El camino de la cruz
El contexto de esta palabra de Juan 12, muestra al Señor Jesús luego de ser aclamado por una multitud ignorante, entusiasmada con el milagro que había hecho en la vida de Lázaro. Esto se ve claramente en los versículos 16 y 34. Los discípulos no entendían estas cosas y, por otro lado, la gente preguntó: “¿Quién es este Hijo del Hombre?”. Si a esto le sumamos la intención de “ciertos griegos” de ver a Jesús, resulta comprensible que el Señor haya tenido que poner las cosas en su lugar declarando sobre qué bases él podría recibir un servicio a su Nombre. Si el Señor hubiese estado buscando hacerse popular en el mundo, ésta era la ocasión precisa. Judíos y griegos estaban prontos a seguirle y aclamarle, pero tal aplauso habría sido tan efímero como el que reciben los famosos de este mundo.
Entonces, nuestro bendito Señor Jesucristo, ante la turbación que momentáneamente sacude su alma, se aferra del Padre. La única persona que podía comprenderlo y socorrerlo en ese instante, no estaba en la tierra, sino en el trono, en las alturas. “¡Padre, glorifica tu nombre!”, y la respuesta desde el cielo no se tarda (les pareció como un trueno a quienes oyeron aquella voz). El socorro vino de inmediato, el rumbo ya estaba trazado, ninguna tentación de popularidad humana podría alterarlo: el Hijo del Hombre debía seguir su camino a la cruz. Como un grano de trigo debía caer en tierra, para resucitar con mucho fruto, fruto verdadero y perdurable.
De la misma manera, el fruto verdadero y perdurable de todos cuantos pretenden servir al Dios vivo y verdadero está más acá de la cruz. Sólo aquellos que llegan a experimentar la agonía de sus atributos naturales hasta exclamar como Pablo: “¡Miserable de mí!, ¿quién me librará de este cuerpo de muerte?”, estarán más cerca de cumplir la demanda del Señor: “el que aborrece su vida en este mundo, para vida eterna la guardará”.
Esta es la calidad de siervos que está buscando el Señor; los que en su corazón están diciendo: “No mi vida, Señor, sino la tuya, porque la mía es inútil, está corrompida; aun lo “bueno” mío, por el sólo hecho de ser mío, no glorificará tu Nombre; siempre lo mío aspirará a ser reconocido y quedarse aunque sea con un poquito de tu gloria, pero tu celo no permitirá esto. Por tanto, Padre, glorifica tu Nombre. Que el carácter y la vida de tu Hijo se manifiesten a través de este vaso, y que toda la gloria sea tuya”.

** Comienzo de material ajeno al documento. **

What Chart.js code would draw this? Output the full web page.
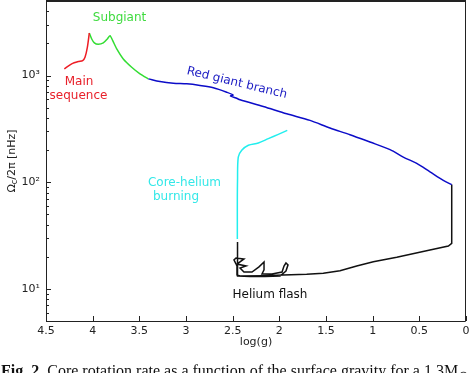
<!DOCTYPE html>
<html>
<head>
<meta charset="utf-8">
<script src="https://cdn.jsdelivr.net/npm/chart.js@4"></script>
<style>
  html, body { margin: 0; padding: 0; background: #fff; }
  #wrap { position: relative; width: 474px; height: 373px; overflow: hidden; }
  #c { position: absolute; left: 0; top: 0; }
  #caption { position: absolute; left: 1px; top: 363px; white-space: nowrap;
    font-family: "Liberation Serif", serif; font-size: 16px; line-height: 16px; color: #111; }
</style>
</head>
<body>
<div id="wrap">
  <canvas id="c" width="474" height="373"></canvas>
  <div id="caption"><b>Fig. 2.</b> Core rotation rate as a function of the surface gravity for a 1.3M<sub>⊙</sub></div>
</div>
<script>
// ---- data: [log(g), Omega_c/2pi in nHz] ----
const mainSequence = [[4.304,1156],[4.225,1286],[4.154,1352],[4.107,1380],[4.082,1483],[4.057,1837],[4.036,2505]];
const subgiant = [[4.036,2505],[4.010,2203],[3.982,2022],[3.940,1963],[3.886,2022],[3.843,2203],[3.814,2367],
  [3.785,2123],[3.742,1778],[3.672,1432],[3.582,1197],[3.493,1038],[3.404,931]];
const redGiantBranch = [[3.404,931],[3.279,879],[3.136,847],[2.992,836],[2.850,807],[2.707,768],[2.564,698],
  [2.496,657],[2.523,643],[2.464,616],[2.421,593],[2.172,513],[1.921,438],[1.671,380],[1.457,322],[1.243,279],
  [1.029,238],[0.814,202],[0.672,172],[0.528,150],[0.386,125],[0.243,104],[0.153,95]];
const heliumFlash = [[0.153,95],[0.153,26.7],[0.189,25.2],[0.386,23.1],[0.742,19.8],[0.993,18.0],[1.171,16.4],
  [1.350,14.8],[1.529,14.0],[1.707,13.7],[1.957,13.5],[2.172,13.3],[2.421,13.2],[2.454,13.5],[2.454,16.4],
  [2.486,18.7],[2.464,19.5],[2.379,19.1],[2.454,17.1],[2.357,16.4],[2.421,15.7],[2.379,14.4],[2.293,14.4],
  [2.218,16.1],[2.164,17.9],[2.164,15.1],[2.186,13.8],[2.079,13.8],[1.971,14.4],[1.950,16.4],[1.929,17.5],
  [1.907,16.8],[1.929,14.7],[1.993,13.2],[2.154,13.1],[2.314,13.1],[2.443,13.2],[2.448,18.7],[2.448,27.5]];
const coreHeliumBurning = [[2.450,29.3],[2.450,44.2],[2.450,67.9],[2.448,104],[2.440,172],[2.403,199],
  [2.332,222],[2.225,233],[2.118,256],[2.011,281],[1.915,306]];

const xTickValues = [4.5, 4, 3.5, 3, 2.5, 2, 1.5, 1, 0.5, 0];
const xTickLabels = ['4.5', '4', '3.5', '3', '2.5', '2', '1.5', '1', '0.5', '0'];
const yMajorValues = [10, 100, 1000];
const yTickLabels = ['10\u00B9', '10\u00B2', '10\u00B3'];
const xTitle = 'log(g)';

const annotations = [
  { text: 'Subgiant', at: [3.712, 3480], color: '#3edb3e', rot: 0 },
  { text: 'Main', at: [4.146, 879], color: '#e8202a', rot: 0 },
  { text: 'sequence', at: [4.152, 650], color: '#e8202a', rot: 0 },
  { text: 'Red giant branch', at: [2.455, 851], color: '#2020c4', rot: 13.6 },
  { text: 'Core-helium', at: [3.016, 98], color: '#33e8e8', rot: 0 },
  { text: 'burning', at: [3.107, 72.5], color: '#33e8e8', rot: 0 },
  { text: 'Helium flash', at: [2.100, 8.8], color: '#111111', rot: 0 }
];

const toPts = arr => arr.map(p => ({ x: p[0], y: p[1] }));
const FONT = '"DejaVu Sans", sans-serif';

function ds(data, color, tension) {
  return { data: toPts(data), borderColor: color, backgroundColor: color, borderWidth: 1.5,
    showLine: true, pointRadius: 0, tension: tension, fill: false };
}

const decorPlugin = {
  id: 'decor',
  afterDraw(chart) {
    const { ctx, chartArea: a, scales: { x, y } } = chart;
    ctx.save();
    // frame
    ctx.strokeStyle = '#222';
    ctx.lineWidth = 1;
    ctx.beginPath();
    ctx.moveTo(a.left + 0.5, a.top); ctx.lineTo(a.left + 0.5, a.bottom + 0.5);
    ctx.lineTo(a.right - 0.5, a.bottom + 0.5); ctx.lineTo(a.right - 0.5, a.top);
    ctx.stroke();
    ctx.lineWidth = 2;
    ctx.beginPath(); ctx.moveTo(a.left, a.top); ctx.lineTo(a.right, a.top); ctx.stroke();
    // inward ticks
    ctx.lineWidth = 1;
    ctx.beginPath();
    y.ticks.forEach(t => {
      const py = Math.round(y.getPixelForValue(t.value)) + 0.5;
      const major = yMajorValues.includes(t.value);
      ctx.moveTo(a.left, py); ctx.lineTo(a.left + (major ? 5 : 3), py);
    });
    x.ticks.forEach(t => {
      const px = Math.round(x.getPixelForValue(t.value)) + 0.5;
      ctx.moveTo(px, a.bottom); ctx.lineTo(px, a.bottom - 5);
    });
    ctx.stroke();
    // annotations
    ctx.textAlign = 'center';
    ctx.textBaseline = 'middle';
    ctx.font = '12px ' + FONT;
    annotations.forEach(an => {
      const px = x.getPixelForValue(an.at[0]);
      const py = y.getPixelForValue(an.at[1]);
      ctx.save();
      ctx.translate(px, py);
      ctx.rotate(an.rot * Math.PI / 180);
      ctx.fillStyle = an.color;
      ctx.fillText(an.text, 0, 0);
      ctx.restore();
    });
    // y-axis title with subscript
    ctx.save();
    ctx.translate(12, (a.top + a.bottom) / 2);
    ctx.rotate(-Math.PI / 2);
    ctx.fillStyle = '#222';
    ctx.textAlign = 'left';
    ctx.textBaseline = 'middle';
    const big = '11px ' + FONT, small = '8px ' + FONT;
    ctx.font = big; const w1 = ctx.measureText('\u03A9').width;
    ctx.font = small; const w2 = ctx.measureText('c').width;
    ctx.font = big; const w3 = ctx.measureText('/2\u03C0 [nHz]').width;
    let cx = -(w1 + w2 + w3) / 2;
    ctx.font = big; ctx.fillText('\u03A9', cx, 0); cx += w1;
    ctx.font = small; ctx.fillText('c', cx, 3); cx += w2;
    ctx.font = big; ctx.fillText('/2\u03C0 [nHz]', cx, 0);
    ctx.restore();
    ctx.restore();
  }
};

new Chart(document.getElementById('c'), {
  type: 'scatter',
  data: {
    datasets: [
      ds(mainSequence, '#ee1c24', 0.25),
      ds(subgiant, '#33dd33', 0.2),
      ds(redGiantBranch, '#0c0cc8', 0.3),
      ds(heliumFlash, '#111111', 0),
      ds(coreHeliumBurning, '#22eeee', 0.3)
    ]
  },
  options: {
    responsive: false,
    animation: false,
    devicePixelRatio: 1,
    layout: { padding: { left: 0, right: 8, top: 1, bottom: 0 } },
    plugins: { legend: { display: false }, tooltip: { enabled: false } },
    scales: {
      x: {
        type: 'linear', min: 0, max: 4.5, reverse: true,
        afterFit: s => { s.height = 52; s.paddingLeft = 0; s.paddingRight = 0; },
        afterBuildTicks: s => { s.ticks = xTickValues.map(v => ({ value: v })); },
        ticks: {
          autoSkip: false, maxRotation: 0, padding: 4, color: '#222',
          font: { family: FONT, size: 11 },
          callback: v => { const i = xTickValues.indexOf(v); return i >= 0 ? xTickLabels[i] : ''; }
        },
        grid: { display: true, drawOnChartArea: false, drawTicks: false },
        border: { display: false },
        title: { display: true, text: xTitle, color: '#222', font: { family: FONT, size: 11 },
          padding: { top: 0, bottom: 24 } }
      },
      y: {
        type: 'logarithmic', min: 5, max: 5000,
        afterFit: s => { s.width = 46; s.paddingTop = 0; s.paddingBottom = 0; },
        afterBuildTicks: s => {
          const vals = [];
          for (let d = 1; d <= 1000; d *= 10) for (let k = 1; k <= 9; k++) {
            const v = k * d; if (v >= 5 && v <= 5000) vals.push(v);
          }
          s.ticks = vals.map(v => ({ value: v }));
        },
        ticks: {
          autoSkip: false, padding: 6, color: '#222',
          font: { family: FONT, size: 11 },
          callback: v => { const i = yMajorValues.indexOf(v); return i >= 0 ? yTickLabels[i] : ''; }
        },
        grid: { display: true, drawOnChartArea: false, drawTicks: false },
        border: { display: false },
        title: { display: false }
      }
    }
  },
  plugins: [decorPlugin]
});
</script>
</body>
</html>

Que aprendamos a orar pidiendo ser librados de nosotros mismos y que el Señor libre a todos sus siervos de ellos mismos. Cuando lleguemos a expresar esto de todo corazón, habremos avanzado un paso más adelante en la consagración y en el servicio a Dios, pues no es suficientemente profundo orar sólo por ser librados de los pecados manifiestos, de las tentaciones morales y de todo lo “malo” a nuestros ojos. Si llegamos a asumir que lo “bueno” nuestro podría llegar a ser aun más nocivo para la obra de Dios, recién habremos dado de verdad un paso adelante en la restauración de la iglesia y del desarrollo del propósito de Dios en medio de nuestros tiempos.